La version originale du moteur RD-170/171, sur la base de laquelle la version actuelle a été développée, a été créée au milieu des années 1970 dans le cadre du programme Energuya/Bourane et a fourni deux lancements de la légendaire fusée super-lourde Energuya. De plus, il a été utilisé avec succès sur la fusée de classe moyenne Zenit jusqu'à sa fin d'opération dans les projets Sea Launch (le dernier lancement a eu lieu en mai 2014) et Land Launch (décembre 2017).
Lorsque la décision a été prise en octobre 2017 de développer le lanceur super lourd Yenisei, le RD-171 est devenu un candidat naturel pour le moteur principal du premier étage. Selon le plan, chacun de ses blocs sera un élément indépendant dans une autre fusée future, mais cette fois de classe moyenne - Soyouz-5. Un complexe de lancement universel pour les transporteurs super-lourds et de classe moyenne sera construit au cosmodrome de Vostochny - d'où la combinaison de lettres MV («Modifiée pour Vostochny») dans le nom du moteur. Le moteur n'ayant pas été fabriqué depuis 2015, Energomash a fait beaucoup de travail pour reprendre la production en série, ce qui peut être comparé à l'organisation d'une nouvelle production.
"Le moteur existe!"
Igor Arbouzov, directeur général de NPO Energomash répond au questions concernant ce moteur:
- Igor Alexandrovich, quel est le résultat des tests? Que signifient-ils pour l'entreprise?
- RD-171MV est l'un de nos projets clés. Les tests, qui ont duré trois mois, ont confirmé les performances du produit et l'exactitude de la conception et des solutions technologiques sélectionnées. Maintenant, sur la base de leurs résultats, nous pouvons dire en toute confiance: oui, le moteur existe!
- Quels analogues étrangers du RD-171MV pouvez-vous nommer? Et quels principes ont été posés lors de sa création?
- Dans l'ensemble, il n'y a pas d'analogues. Les moteurs à ergols liquides étrangers ont une poussée plusieurs fois inférieure. Nous nous dirigeons vers la création d'une fusée super-lourde avec une charge utile de plus de 100 tonnes. Elle volera rarement, et donc le projet intègre le principe mis en œuvre dans le système Energia-Bourane: tous les éléments du lanceur doivent pouvoir être utilisés indépendamment. Les «éléments périphériques» de la fusée super-lourde seront le premier étage du Soyouz-5 avec le RD-171MV, et l'unité centrale est le premier étage modifié du Soyouz-6 avec le RD-180 mis à jour. Ces transporteurs voleront beaucoup plus souvent qu'une fusée super lourde.

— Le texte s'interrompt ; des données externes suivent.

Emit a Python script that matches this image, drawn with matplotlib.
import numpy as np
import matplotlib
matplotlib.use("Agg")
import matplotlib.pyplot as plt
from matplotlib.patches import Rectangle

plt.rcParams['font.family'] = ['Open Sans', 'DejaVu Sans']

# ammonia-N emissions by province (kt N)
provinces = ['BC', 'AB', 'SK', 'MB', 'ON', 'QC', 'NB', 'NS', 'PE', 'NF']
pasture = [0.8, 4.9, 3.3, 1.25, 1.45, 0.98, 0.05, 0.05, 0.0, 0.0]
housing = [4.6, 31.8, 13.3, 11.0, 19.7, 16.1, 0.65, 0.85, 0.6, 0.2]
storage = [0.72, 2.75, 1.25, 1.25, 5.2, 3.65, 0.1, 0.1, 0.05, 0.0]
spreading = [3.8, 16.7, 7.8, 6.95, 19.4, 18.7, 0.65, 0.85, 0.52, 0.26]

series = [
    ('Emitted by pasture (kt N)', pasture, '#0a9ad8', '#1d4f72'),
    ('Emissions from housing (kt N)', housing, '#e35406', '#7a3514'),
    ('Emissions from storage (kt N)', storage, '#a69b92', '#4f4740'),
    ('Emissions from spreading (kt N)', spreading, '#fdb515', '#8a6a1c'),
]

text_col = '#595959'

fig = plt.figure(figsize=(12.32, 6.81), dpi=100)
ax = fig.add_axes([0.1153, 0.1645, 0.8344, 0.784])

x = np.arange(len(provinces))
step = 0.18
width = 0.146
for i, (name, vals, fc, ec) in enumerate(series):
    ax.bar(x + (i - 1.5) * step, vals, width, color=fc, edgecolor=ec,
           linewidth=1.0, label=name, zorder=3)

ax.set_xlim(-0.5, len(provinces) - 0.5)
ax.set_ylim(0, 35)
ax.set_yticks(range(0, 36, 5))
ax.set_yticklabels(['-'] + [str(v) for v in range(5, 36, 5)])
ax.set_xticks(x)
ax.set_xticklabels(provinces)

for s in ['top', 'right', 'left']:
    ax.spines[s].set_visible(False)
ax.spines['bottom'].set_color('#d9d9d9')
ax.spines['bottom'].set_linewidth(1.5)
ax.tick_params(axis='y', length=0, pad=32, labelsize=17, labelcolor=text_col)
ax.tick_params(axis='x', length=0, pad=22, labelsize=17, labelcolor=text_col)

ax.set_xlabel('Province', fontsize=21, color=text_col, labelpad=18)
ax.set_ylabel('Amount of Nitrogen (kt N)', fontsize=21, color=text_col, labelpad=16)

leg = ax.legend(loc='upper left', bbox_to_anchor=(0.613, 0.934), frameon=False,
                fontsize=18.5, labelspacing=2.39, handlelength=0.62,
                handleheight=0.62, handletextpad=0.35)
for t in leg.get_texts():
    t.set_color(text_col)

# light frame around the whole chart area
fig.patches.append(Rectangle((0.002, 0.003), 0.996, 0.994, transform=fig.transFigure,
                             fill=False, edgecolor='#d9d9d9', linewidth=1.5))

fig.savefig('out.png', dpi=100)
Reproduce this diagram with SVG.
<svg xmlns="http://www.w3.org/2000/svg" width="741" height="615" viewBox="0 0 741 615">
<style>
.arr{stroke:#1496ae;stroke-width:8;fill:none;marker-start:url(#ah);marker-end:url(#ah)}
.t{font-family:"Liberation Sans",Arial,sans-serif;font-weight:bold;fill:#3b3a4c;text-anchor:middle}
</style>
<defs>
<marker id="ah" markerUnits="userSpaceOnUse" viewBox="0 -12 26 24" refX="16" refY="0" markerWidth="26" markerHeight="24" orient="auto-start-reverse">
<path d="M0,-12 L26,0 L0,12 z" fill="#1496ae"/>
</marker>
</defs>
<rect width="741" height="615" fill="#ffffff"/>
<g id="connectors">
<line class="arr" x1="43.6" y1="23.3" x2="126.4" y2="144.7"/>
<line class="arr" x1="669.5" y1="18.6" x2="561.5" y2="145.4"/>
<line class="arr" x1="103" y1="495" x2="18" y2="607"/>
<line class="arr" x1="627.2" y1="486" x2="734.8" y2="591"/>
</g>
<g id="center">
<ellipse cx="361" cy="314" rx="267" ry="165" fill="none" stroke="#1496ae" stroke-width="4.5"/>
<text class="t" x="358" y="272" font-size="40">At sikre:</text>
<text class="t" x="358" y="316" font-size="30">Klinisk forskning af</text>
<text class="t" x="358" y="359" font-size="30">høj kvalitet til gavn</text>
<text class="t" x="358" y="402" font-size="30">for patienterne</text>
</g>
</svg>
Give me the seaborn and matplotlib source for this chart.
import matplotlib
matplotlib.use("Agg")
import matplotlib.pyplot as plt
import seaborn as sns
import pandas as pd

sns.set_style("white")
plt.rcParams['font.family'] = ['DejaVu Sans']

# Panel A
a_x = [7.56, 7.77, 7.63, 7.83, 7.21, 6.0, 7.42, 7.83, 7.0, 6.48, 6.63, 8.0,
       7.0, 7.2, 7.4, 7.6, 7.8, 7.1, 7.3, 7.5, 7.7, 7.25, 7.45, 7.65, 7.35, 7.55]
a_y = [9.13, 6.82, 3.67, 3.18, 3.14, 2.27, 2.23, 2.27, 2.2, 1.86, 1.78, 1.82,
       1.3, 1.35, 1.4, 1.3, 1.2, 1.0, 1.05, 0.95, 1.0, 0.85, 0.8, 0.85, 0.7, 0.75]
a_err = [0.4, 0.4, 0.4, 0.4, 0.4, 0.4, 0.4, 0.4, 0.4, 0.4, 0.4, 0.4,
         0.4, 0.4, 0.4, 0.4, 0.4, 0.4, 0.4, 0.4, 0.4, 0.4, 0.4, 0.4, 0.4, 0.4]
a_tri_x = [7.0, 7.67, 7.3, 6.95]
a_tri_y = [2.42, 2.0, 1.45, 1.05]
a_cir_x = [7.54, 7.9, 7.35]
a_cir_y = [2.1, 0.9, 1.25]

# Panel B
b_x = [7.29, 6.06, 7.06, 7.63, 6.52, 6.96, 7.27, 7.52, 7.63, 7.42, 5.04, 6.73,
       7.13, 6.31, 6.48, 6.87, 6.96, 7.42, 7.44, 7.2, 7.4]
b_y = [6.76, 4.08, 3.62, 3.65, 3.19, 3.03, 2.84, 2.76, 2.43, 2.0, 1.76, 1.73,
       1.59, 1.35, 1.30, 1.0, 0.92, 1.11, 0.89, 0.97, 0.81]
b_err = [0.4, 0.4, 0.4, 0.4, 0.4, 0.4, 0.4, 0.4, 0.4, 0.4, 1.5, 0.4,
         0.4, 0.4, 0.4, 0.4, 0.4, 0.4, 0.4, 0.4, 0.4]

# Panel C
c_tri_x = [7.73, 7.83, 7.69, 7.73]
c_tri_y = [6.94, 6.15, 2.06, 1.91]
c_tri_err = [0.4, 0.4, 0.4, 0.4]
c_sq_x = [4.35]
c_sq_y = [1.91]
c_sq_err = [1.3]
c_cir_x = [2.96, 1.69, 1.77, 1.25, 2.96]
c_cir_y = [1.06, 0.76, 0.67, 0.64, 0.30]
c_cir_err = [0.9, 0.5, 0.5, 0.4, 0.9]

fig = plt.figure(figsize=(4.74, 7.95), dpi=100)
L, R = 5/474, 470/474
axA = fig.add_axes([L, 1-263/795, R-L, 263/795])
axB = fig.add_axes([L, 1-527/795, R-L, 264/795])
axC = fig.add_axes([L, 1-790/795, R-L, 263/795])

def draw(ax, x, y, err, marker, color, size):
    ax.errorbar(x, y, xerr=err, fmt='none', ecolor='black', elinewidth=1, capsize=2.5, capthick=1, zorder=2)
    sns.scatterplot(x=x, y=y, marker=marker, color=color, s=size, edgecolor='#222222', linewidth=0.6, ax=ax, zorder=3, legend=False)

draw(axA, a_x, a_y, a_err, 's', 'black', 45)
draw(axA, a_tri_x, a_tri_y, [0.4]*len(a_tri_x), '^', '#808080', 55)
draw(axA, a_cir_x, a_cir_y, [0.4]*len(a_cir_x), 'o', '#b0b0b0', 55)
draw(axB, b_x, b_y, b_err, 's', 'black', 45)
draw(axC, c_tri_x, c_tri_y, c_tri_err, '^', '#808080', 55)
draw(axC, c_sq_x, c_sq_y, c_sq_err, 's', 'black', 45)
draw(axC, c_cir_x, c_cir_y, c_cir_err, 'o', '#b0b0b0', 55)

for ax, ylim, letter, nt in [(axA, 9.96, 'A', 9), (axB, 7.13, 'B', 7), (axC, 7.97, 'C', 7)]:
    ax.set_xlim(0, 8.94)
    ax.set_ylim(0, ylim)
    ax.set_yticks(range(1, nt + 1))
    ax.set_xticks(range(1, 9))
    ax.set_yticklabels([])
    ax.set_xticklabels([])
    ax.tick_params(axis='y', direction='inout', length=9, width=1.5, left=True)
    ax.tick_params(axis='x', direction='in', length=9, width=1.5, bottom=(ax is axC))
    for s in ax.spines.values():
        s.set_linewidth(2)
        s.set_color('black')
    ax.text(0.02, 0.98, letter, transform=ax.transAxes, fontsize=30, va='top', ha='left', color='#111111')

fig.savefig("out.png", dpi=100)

- Quels sont vos projets futurs pour le moteur? Quel volume de sortie ciblez-vous?
- Avant même le début des tests, nous avons envoyé un modèle RD-171MV à Samara au RKTs Progress pour qu'il soit monté sur la structure de "Soyouz-5". D'ici la fin de l'année, notre tâche consiste à assembler plusieurs RD-171MV pour divers tests, y compris des tests d'allumage dans le cadre de la première étape. En 2022, nous commencerons à fournir des moteurs d'essais en vol.
Les volumes de production estimés du RD-171MV après 2023 s'élèveront à trois à quatre unités par an. Tout dépendra de la manière dont la demande sur le marché des services de lancement de Soyouz-5 se formera.

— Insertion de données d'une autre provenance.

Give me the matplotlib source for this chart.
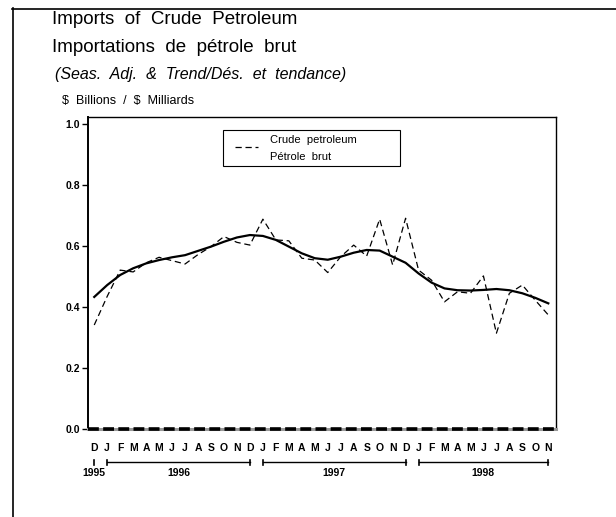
import matplotlib
matplotlib.use("Agg")
import matplotlib.pyplot as plt
from matplotlib.lines import Line2D
from matplotlib.patches import Rectangle

# DATA

months = ["D",
          "J", "F", "M", "A", "M", "J", "J", "A", "S", "O", "N", "D",
          "J", "F", "M", "A", "M", "J", "J", "A", "S", "O", "N", "D",
          "J", "F", "M", "A", "M", "J", "J", "A", "S", "O", "N"]

years = ["1995", "1996", "1997", "1998"]
year_start = [0, 1, 13, 25]
year_end = [0, 12, 24, 35]

seas_adj = [0.341,
            0.435, 0.521, 0.515, 0.545, 0.563, 0.552, 0.541, 0.572, 0.598, 0.631, 0.612, 0.603,
            0.688, 0.620, 0.617, 0.560, 0.554, 0.513, 0.565, 0.603, 0.567, 0.688, 0.538, 0.691,
            0.521, 0.488, 0.417, 0.450, 0.445, 0.502, 0.314, 0.445, 0.472, 0.422, 0.374]

trend = [0.433,
         0.472, 0.505, 0.527, 0.543, 0.554, 0.563, 0.570, 0.584, 0.598, 0.614, 0.628, 0.636,
         0.633, 0.620, 0.598, 0.576, 0.560, 0.555, 0.565, 0.578, 0.587, 0.585, 0.565, 0.545,
         0.510, 0.480, 0.461, 0.455, 0.454, 0.456, 0.459, 0.455, 0.445, 0.430, 0.412]

x = list(range(len(months)))

# FIGURE

plt.rcParams["font.family"] = ["Liberation Sans", "DejaVu Sans"]

fig = plt.figure(figsize=(6.16, 5.17), dpi=100)
ax = fig.add_axes([0.1433, 0.1702, 0.7588, 0.6035])

ax.plot(x, seas_adj, color="black", lw=0.9, dashes=(5, 3))
ax.plot(x, trend, color="black", lw=1.6)

ax.set_xlim(-0.46, 35.57)
ax.set_ylim(0, 1.023)

ax.set_yticks([0.0, 0.2, 0.4, 0.6, 0.8, 1.0])
ax.set_yticklabels(["0.0", "0.2", "0.4", "0.6", "0.8", "1.0"], fontsize=7.5, fontweight="bold")
ax.tick_params(axis="y", length=4, width=1, pad=2)
ax.set_xticks([])

ax.spines["left"].set_linewidth(1.4)
ax.spines["top"].set_linewidth(1.0)
ax.spines["right"].set_linewidth(1.0)
ax.spines["bottom"].set_visible(False)

# dashed zero axis
ax.axhline(0, color="#999999", lw=2.2, clip_on=False, zorder=3)
ax.axhline(0, color="black", lw=2.6, dashes=(3, 1.2), clip_on=False, zorder=4)

# month labels and year brackets
tr = ax.get_xaxis_transform()
for i, m in enumerate(months):
    ax.text(i, -0.060, m, transform=tr, ha="center", va="center",
            fontsize=7.5, fontweight="bold")

for yr, s, e in zip(years, year_start, year_end):
    if s == e:
        ax.plot([s, s], [-0.098, -0.115], transform=tr, color="black", lw=1.2, clip_on=False)
    else:
        ax.plot([s, e], [-0.107, -0.107], transform=tr, color="black", lw=1.0, clip_on=False)
        for p in (s, e):
            ax.plot([p, p], [-0.099, -0.115], transform=tr, color="black", lw=1.2, clip_on=False)
    ax.text((s + e) / 2, -0.142, yr, transform=tr, ha="center", va="center",
            fontsize=7.5, fontweight="bold")

# legend box
ax.add_patch(Rectangle((0.288, 0.843), 0.379, 0.115, transform=ax.transAxes,
                       facecolor="white", edgecolor="black", lw=0.8, zorder=5))
ax.add_line(Line2D([0.314, 0.363], [0.904, 0.904], transform=ax.transAxes,
                   color="black", lw=0.9, dashes=(5, 3), zorder=6))
ax.text(0.389, 0.926, "Crude  petroleum", transform=ax.transAxes, fontsize=8,
        va="center", zorder=6)
ax.text(0.389, 0.872, "Pétrole  brut", transform=ax.transAxes, fontsize=8,
        va="center", zorder=6)

# titles
fig.text(52 / 616, 1 - 20 / 517, "Imports  of  Crude  Petroleum", fontsize=13.5, va="center")
fig.text(52 / 616, 1 - 47 / 517, "Importations  de  pétrole  brut", fontsize=13.5, va="center")
fig.text(55 / 616, 1 - 74 / 517, "(Seas.  Adj.  &  Trend/Dés.  et  tendance)", fontsize=11.5,
         style="italic", va="center")
fig.text(62 / 616, 1 - 101 / 517, r"\$  Billions  /  \$  Milliards", fontsize=9, va="center")

# outer frame
fig.add_artist(Line2D([12.5 / 616, 12.5 / 616], [0, 1 - 8 / 517], color="black", lw=1.2,
                      transform=fig.transFigure))
fig.add_artist(Line2D([12 / 616, 1], [1 - 8.5 / 517, 1 - 8.5 / 517], color="black", lw=1.2,
                      transform=fig.transFigure))

fig.savefig("out.png", dpi=100)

- Comment ça se passe dans l'entreprise en général? Qu'est-ce qui va changer avec la création du holding intégré de propulsion?
- Au cours des dernières années, un grand nombre de tâches ont été résolues liées au rééquipement technique, à la modernisation de NPO Energomash. Une étape majeure a été franchie dans le développement technologique, un cluster numérique a été créé. Tout cela, bien sûr, augmente l'efficacité des activités de conception, la production, la qualité des produits et la compétitivité de l'entreprise sur le marché mondial. Littéralement en février, la formation de la structure intégrée du holding des moteurs-fusées a été achevée, ce qui permet de répartir correctement la charge entre les différentes entreprises le composant.
À l'avenir, nous souhaitons utiliser la base de production de NPO Energomash uniquement pour créer des modèles avancés de moteurs de fusée. Après nous être libérés de la production en série, nous nous donnerons la possibilité de réduire le temps de développement des nouveaux échantillons à 3-4 ans. La vitesse de lancement d'un moteur sur le marché est très importante, voire fondamentale, car la concurrence est très forte sur ce marché.
En ce qui concerne les développements de rupture, notre bureau d'études mène un certain nombre de sujets sur l'utilisation des matériaux composites dans la propulsion des fusées. Un moteur oxygène-méthane est en cours de conception. Un autre domaine important est la création de moteurs à hydrogène.
Pour "Irtych" et "Yenisei"
Pyptr Lyovochkine concepteur en chef de NPO Energomashde parle des objectifs du moteur, de ses caractéristiques, ainsi que des perspectives de développement avec le méthane.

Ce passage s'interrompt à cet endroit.